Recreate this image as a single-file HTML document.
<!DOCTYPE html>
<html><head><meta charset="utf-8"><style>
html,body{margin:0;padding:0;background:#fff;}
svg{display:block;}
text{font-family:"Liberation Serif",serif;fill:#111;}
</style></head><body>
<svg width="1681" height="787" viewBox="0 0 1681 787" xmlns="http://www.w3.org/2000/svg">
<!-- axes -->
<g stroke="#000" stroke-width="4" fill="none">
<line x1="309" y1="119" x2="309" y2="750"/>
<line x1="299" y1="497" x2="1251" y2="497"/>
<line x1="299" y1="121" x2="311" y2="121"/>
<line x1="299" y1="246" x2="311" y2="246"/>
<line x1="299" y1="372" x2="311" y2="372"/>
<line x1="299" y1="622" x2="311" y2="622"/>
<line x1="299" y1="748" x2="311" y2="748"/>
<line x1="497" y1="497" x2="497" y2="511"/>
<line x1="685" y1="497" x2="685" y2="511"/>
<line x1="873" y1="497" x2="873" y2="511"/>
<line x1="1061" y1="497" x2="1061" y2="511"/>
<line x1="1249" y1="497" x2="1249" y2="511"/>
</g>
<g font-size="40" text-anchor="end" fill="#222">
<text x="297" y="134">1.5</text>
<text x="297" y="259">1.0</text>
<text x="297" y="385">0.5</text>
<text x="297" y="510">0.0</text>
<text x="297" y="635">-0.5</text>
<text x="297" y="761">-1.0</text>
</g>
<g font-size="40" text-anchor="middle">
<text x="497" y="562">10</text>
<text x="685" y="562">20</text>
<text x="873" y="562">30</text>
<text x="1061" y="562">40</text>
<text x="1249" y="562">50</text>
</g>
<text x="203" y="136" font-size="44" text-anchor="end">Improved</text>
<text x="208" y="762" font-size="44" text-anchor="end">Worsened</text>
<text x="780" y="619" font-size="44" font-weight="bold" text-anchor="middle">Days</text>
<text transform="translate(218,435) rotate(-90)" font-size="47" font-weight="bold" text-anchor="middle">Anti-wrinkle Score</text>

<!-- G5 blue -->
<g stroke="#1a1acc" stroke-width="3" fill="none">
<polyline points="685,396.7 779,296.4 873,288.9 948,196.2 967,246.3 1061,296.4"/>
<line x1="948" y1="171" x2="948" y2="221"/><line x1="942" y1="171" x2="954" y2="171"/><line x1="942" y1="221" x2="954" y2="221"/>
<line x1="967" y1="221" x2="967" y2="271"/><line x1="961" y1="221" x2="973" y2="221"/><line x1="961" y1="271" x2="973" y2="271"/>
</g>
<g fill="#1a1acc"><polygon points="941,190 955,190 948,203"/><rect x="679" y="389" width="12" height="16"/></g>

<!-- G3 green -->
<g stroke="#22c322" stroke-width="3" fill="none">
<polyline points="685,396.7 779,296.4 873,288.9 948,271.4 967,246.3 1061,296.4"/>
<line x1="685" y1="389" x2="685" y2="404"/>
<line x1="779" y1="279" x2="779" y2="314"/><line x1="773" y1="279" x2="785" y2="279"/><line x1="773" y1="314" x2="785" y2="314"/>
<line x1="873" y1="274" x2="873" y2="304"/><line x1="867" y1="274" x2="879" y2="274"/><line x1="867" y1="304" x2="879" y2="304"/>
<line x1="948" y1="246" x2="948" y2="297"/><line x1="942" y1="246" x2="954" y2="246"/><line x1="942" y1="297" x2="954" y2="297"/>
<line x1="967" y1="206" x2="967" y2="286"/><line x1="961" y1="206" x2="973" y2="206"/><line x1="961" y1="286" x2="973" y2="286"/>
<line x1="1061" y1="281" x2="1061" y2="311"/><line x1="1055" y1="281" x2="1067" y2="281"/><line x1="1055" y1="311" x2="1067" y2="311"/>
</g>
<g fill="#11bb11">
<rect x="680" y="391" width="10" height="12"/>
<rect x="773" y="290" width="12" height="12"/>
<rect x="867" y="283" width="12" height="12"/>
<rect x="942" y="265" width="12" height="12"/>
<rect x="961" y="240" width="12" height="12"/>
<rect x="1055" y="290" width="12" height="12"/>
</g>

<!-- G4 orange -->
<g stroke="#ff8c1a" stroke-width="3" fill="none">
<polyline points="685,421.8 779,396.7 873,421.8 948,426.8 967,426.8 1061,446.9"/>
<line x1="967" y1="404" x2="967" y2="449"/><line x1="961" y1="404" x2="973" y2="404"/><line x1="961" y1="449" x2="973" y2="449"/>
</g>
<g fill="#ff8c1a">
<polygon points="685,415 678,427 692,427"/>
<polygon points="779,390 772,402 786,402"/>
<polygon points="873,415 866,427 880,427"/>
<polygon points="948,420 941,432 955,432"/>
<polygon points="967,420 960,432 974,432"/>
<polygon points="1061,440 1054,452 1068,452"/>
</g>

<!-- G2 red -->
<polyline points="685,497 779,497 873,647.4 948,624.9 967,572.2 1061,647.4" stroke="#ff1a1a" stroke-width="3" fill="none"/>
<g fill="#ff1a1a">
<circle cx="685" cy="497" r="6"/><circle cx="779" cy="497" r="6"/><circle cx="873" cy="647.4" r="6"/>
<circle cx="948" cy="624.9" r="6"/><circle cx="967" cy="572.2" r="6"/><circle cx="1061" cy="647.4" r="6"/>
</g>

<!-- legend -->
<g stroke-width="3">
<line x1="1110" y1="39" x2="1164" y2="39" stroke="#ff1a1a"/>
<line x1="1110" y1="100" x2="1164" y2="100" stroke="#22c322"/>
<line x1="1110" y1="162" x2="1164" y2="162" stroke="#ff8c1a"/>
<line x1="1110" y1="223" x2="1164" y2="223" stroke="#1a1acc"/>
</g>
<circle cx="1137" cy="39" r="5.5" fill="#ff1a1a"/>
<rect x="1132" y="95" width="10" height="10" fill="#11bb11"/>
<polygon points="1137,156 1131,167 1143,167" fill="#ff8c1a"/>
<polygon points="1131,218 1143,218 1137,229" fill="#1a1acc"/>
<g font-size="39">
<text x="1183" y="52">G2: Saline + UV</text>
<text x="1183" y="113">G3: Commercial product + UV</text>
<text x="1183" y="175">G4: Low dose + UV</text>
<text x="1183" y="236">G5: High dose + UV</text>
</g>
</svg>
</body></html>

...

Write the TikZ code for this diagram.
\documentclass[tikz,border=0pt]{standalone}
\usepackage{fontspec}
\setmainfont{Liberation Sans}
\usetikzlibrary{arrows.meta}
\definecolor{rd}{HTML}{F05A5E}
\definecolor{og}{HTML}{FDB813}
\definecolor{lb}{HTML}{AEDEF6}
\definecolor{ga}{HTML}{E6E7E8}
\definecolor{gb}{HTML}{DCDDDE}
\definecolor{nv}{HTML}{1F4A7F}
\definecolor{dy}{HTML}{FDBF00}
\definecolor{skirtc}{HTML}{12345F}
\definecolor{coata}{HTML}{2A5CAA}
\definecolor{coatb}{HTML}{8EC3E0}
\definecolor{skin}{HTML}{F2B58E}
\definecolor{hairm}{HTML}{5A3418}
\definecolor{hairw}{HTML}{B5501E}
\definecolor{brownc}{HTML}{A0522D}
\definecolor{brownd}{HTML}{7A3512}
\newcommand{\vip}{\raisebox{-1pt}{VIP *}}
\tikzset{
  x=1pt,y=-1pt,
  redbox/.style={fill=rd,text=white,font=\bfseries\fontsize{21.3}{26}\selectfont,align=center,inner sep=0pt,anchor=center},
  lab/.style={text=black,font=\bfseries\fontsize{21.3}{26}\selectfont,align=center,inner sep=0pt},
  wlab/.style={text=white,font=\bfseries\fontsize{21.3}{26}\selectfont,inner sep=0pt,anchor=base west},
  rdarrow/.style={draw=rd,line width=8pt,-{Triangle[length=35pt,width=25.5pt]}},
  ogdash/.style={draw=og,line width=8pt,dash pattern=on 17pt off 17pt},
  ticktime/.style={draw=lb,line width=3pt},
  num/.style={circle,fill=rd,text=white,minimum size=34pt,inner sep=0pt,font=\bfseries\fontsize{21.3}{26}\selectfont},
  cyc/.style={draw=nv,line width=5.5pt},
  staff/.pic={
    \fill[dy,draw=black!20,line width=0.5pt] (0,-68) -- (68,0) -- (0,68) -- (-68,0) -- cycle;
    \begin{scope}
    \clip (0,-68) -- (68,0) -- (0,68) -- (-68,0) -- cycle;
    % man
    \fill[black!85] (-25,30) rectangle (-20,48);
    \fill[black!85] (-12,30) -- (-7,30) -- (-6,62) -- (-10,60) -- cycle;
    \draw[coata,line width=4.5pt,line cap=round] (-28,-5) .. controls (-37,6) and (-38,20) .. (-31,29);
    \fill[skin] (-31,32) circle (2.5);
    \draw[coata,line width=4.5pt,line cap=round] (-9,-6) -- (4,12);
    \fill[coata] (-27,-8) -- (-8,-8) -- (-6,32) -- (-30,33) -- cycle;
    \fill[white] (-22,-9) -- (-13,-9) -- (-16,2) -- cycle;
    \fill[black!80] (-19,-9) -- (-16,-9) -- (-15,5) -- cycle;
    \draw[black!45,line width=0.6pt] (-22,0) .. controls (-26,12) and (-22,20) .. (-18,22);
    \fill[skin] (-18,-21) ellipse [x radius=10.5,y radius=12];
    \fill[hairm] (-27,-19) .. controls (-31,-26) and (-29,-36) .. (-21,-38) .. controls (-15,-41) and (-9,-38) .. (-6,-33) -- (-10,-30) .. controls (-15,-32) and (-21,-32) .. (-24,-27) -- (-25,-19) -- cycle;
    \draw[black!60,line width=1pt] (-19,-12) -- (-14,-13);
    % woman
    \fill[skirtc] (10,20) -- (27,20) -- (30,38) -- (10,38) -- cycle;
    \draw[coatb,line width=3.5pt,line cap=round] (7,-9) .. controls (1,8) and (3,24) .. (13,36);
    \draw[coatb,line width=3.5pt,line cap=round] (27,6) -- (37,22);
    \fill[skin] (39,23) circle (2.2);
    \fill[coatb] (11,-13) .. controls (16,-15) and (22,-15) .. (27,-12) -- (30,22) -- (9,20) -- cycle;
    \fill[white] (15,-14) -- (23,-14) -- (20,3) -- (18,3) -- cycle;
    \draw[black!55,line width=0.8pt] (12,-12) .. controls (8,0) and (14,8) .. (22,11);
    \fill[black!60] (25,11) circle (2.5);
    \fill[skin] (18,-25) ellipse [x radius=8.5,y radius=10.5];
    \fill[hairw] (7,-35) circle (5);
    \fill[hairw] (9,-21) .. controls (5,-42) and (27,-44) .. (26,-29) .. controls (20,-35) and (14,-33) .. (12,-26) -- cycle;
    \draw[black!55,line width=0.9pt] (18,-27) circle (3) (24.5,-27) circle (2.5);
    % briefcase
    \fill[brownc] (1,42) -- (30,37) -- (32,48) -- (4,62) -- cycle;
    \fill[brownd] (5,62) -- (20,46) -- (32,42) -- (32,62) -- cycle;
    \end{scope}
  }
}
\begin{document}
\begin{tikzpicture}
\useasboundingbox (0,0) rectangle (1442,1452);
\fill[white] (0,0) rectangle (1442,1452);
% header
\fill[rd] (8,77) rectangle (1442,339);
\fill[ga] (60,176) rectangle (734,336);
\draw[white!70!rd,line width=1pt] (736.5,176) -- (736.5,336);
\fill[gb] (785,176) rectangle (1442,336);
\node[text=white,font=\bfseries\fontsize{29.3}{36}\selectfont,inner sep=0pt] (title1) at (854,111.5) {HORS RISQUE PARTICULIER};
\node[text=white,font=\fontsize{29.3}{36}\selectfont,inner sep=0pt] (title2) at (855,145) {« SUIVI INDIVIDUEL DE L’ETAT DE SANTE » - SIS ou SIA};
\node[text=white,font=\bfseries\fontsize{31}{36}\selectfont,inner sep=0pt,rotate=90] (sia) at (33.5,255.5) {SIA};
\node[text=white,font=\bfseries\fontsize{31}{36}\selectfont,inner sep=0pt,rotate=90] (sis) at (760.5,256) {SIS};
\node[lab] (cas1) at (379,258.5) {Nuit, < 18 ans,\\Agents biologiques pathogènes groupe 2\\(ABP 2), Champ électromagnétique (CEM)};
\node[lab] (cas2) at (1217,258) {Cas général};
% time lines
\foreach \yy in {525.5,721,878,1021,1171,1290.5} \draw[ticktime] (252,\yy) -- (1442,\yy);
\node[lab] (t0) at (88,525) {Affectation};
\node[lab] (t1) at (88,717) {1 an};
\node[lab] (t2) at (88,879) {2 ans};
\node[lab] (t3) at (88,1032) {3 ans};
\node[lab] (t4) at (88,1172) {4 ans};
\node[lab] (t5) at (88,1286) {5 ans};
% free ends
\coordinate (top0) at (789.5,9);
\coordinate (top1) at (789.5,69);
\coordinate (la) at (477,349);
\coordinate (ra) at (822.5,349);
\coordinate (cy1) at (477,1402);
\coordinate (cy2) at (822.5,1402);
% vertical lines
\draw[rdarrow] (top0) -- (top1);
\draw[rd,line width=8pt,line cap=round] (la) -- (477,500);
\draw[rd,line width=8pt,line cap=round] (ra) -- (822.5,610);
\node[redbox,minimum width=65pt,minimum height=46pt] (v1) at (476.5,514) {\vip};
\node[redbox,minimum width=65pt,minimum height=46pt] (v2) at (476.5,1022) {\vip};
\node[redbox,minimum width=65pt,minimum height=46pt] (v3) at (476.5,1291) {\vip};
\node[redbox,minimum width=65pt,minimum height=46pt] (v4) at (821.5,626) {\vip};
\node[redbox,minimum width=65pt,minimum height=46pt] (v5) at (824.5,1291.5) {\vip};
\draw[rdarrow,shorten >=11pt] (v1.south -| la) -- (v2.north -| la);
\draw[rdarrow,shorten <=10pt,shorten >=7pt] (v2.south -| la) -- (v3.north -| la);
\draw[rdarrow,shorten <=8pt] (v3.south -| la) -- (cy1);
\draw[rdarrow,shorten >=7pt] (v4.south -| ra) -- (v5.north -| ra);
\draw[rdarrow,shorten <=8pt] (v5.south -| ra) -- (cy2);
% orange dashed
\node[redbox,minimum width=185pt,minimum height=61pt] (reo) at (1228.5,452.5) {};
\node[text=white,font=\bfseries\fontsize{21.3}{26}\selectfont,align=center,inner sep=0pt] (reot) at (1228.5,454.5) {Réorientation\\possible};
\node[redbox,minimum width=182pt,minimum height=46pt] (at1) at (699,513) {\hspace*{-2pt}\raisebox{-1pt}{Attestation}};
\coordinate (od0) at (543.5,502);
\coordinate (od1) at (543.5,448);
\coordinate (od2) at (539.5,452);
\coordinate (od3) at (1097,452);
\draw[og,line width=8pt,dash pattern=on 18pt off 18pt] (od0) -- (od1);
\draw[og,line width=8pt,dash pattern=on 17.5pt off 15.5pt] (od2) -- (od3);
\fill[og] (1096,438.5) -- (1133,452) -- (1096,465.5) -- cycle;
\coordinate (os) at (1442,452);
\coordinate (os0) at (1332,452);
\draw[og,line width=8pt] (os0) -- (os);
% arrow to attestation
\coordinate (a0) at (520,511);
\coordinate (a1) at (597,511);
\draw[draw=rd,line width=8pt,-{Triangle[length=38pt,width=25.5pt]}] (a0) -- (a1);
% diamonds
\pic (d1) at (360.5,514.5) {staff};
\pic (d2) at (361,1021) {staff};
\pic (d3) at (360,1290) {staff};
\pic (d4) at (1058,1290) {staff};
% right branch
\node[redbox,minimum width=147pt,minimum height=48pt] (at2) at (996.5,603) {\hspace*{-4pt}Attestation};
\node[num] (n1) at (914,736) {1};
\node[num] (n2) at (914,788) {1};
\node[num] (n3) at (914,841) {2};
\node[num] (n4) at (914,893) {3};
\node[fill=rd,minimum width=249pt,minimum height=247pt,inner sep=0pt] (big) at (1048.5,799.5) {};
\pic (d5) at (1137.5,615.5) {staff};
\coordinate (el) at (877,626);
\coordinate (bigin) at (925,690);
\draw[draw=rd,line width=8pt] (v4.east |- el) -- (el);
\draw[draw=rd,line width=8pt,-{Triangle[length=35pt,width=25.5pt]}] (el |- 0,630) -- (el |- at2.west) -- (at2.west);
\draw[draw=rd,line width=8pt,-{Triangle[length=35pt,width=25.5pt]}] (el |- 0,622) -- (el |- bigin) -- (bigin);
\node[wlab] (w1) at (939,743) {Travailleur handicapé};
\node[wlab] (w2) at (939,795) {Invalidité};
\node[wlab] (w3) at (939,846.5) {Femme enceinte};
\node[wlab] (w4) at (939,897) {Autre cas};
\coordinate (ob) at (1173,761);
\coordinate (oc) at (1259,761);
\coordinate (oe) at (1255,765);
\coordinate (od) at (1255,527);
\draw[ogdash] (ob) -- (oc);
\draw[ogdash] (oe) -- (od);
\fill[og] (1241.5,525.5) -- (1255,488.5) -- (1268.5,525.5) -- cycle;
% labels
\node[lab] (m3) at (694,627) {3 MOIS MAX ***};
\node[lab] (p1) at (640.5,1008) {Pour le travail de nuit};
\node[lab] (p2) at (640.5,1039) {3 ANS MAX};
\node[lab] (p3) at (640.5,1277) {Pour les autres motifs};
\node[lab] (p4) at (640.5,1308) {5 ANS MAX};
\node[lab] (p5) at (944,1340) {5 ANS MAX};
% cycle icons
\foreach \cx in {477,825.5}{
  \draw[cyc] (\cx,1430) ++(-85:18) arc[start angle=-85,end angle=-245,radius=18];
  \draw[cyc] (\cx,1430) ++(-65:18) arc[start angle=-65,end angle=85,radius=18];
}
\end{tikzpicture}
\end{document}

==

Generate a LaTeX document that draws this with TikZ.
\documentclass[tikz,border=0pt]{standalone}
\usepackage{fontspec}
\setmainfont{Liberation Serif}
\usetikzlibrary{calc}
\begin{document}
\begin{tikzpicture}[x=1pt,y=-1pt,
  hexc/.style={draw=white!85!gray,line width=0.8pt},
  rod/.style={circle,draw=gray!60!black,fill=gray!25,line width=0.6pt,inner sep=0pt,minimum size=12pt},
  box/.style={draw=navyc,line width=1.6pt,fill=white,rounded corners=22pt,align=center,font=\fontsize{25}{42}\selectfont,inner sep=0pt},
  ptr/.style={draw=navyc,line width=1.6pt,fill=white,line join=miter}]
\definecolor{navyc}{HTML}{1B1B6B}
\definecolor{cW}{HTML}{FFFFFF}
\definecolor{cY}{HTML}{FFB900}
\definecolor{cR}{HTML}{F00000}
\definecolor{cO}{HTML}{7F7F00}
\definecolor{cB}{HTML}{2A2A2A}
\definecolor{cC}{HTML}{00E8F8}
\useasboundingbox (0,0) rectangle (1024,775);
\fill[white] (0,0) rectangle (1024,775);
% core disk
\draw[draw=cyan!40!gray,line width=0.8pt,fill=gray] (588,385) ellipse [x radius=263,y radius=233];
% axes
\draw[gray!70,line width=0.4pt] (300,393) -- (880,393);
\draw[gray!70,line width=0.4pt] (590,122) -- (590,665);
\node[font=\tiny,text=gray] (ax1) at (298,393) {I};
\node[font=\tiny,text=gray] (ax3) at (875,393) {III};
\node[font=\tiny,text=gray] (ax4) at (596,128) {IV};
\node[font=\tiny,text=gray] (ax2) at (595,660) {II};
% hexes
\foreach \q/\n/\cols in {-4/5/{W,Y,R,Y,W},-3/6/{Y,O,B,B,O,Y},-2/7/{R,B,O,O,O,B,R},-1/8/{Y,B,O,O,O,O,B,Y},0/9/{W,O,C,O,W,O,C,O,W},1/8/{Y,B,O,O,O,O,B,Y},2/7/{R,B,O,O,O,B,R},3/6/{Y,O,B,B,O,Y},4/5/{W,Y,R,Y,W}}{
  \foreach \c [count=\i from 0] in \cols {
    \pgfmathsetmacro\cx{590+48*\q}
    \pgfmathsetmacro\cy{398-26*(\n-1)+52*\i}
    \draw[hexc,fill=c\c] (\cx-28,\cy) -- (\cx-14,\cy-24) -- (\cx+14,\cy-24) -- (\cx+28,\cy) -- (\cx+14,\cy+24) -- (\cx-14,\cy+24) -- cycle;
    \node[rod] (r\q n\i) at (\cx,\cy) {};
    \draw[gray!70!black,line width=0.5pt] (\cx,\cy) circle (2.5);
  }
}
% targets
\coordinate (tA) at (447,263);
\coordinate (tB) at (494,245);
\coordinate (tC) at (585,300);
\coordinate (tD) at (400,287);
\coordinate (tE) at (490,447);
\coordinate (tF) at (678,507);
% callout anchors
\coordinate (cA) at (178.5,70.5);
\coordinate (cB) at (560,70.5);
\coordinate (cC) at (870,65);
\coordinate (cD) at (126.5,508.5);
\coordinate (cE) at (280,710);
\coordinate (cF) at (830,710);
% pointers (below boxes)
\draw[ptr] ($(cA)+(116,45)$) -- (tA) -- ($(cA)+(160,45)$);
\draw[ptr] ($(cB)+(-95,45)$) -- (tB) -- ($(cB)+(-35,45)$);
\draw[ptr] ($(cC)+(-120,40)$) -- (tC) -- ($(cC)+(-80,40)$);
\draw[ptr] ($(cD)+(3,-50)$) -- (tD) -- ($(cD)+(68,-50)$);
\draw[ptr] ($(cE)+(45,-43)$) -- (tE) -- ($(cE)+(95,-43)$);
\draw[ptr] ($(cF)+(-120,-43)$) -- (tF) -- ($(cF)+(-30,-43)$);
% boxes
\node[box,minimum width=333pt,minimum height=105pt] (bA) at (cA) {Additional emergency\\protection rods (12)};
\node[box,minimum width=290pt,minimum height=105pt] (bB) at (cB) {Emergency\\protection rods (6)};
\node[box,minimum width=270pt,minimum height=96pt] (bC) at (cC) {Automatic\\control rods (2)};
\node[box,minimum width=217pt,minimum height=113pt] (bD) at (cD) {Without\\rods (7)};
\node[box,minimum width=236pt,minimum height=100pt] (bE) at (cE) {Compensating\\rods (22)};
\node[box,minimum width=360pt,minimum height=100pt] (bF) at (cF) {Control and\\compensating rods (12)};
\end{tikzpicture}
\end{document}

## Aim
Scan the records for the string "this". Copy each line in which it appears.

## Answer below
Recreate this image as a single-file HTML document.
Write the TikZ code for this diagram.
Generate a LaTeX document that draws this with TikZ.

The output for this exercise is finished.